Notable Specifications

  • Case Size: 41.4mm
  • Lug to Lug: 49mm
  • Thickness: 10.7mm
  • Crystal: Sapphire with AR Coating
  • Water Resistance: 10 Bar
  • Accuracy: Accuracy: ±15 seconds per month

Why the Casio Oceanus?

This was one of those watches that has been a bit of an enigma in my mind since I started the hobby. One of the first cheap watches I bought was the Casio Duro* and I’ve invariably associated the words “Casio” and “watches” with “cheap” and “unrefined.” Don’t get me wrong, I love the Duro, as I still wear it and love it to this very day. But, it lacks any of the finishing, solid construction, and fine details of nearly all watches that surpass it in price.

From time to time I would come across a Casio Oceanus and I would immediately be captivated by the brushed surfaces, bold markers, and clean dials. At the time, I didn’t understand who these watches were supposed to appeal to because I couldn’t fathom any person shelling out $400+ on a Casio watch.


Since then, I’ve obviously learned a great deal about the various Casio lines. And while I’ve never gotten into G-Shocks, I am just about amazed every time I lay hands on an Edifice model. I do believe that if the rational side of my brain had control over my purchasing decisions and not the ceaseless consumerist side, I would own just 2 or 3 Casio Edifice watches and be done with it.

They function wonderfully, they’re incredibly well built with great finishing on the case and the designs are fantastic (for the most part). Well, they do leave a bit to be desired in the way of bracelets as they’re quite “jangly” and lack solid anything. That said, the bracelets are generally quite comfortable and if you can’t stomach them, a Barton Silicone strap is always an Amazon click away.

All this to say, the Oceanus line seems to greatly improve on what Casio already does extremely well as the watches feels premium in a way that’s commensurate with their asking price. While the T200 is not perfect, this watch has many things going for it that make it a bit different than other watches in my collection.

Why I Love The Casio Oceanus T200

1. The Floating Markers – The markers are actually cut into the chapter ring that sits just atop the dial, allowing there to be a visible separation from the markers and the dial floor. This gives the watch face a dimension unlike one I’ve seen before. The markers themselves have beautiful brushing, a beveled edge on the inner side, and a notch on the outer side. There’s just a lot going on aesthetically without seeming busy. In fact, the dial’s sterility is, and I’ll just say it, pretty sexy.

2. Blue-Tinted Crystal – This is an effect that can go awry if overdone. I had this Relic watch* when I was in high school that was a good example of this effect gone “off the rails”. Obviously, the Rolex Milgauss is an example of this being done incredibly well. I think that T200 nails it. The blue tint, that is mostly only visible on the very edge of the crystal, is set against the very dark blue dial (yes, the dial is actually blue) and presents as if the crystal is glowing in certain lights. It’s an effect that is hard to capture in a photo and is very fetching in person. I am not aware of many other watches that employ this effect with this level of success.

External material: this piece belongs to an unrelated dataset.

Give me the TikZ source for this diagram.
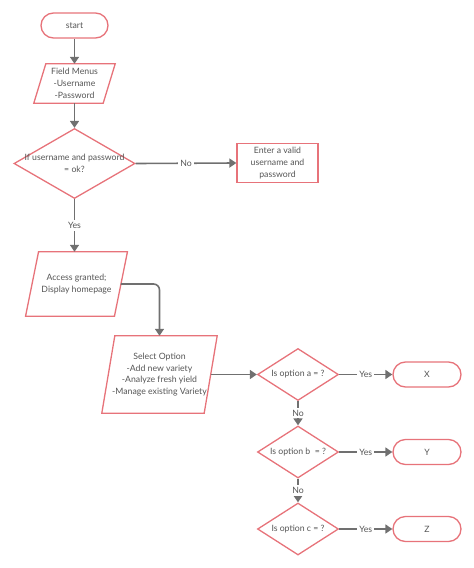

3. Bluetooth Connectivity – Yes, I know this is going to be hard for some people to hear but this is a major convenience that should not be overlooked. When this watch arrived, I was able to connect it to the Casio Oceanus app within seconds. It was nearly a magical moment when the watch’s hands synched with the app and swept to the perfect time, completely in lockstep with the diagram of the watch in the app. That’s just cool – I don’t care how big of a purist you are.

Top Three Nitpicks

1. Dial Text for Connectivity – While I love the Bluetooth and radio connectivity features themselves, I don’t care for the textual markers for them. While I can appreciate that the features require some sort of indicator as part of the functionality, I still have a hard time seeing these seemingly nonsensical alpha characters on the dial. The good news is that the indicators are less obtrusive than they are on other dials with radio, satellite, or GPS control. They’re nicely tucked in between the markers and aren’t really noticeable at first glance. I have a Citizen Satellite Wave that really calls attention to these in such an obvious way that there’s no missing it.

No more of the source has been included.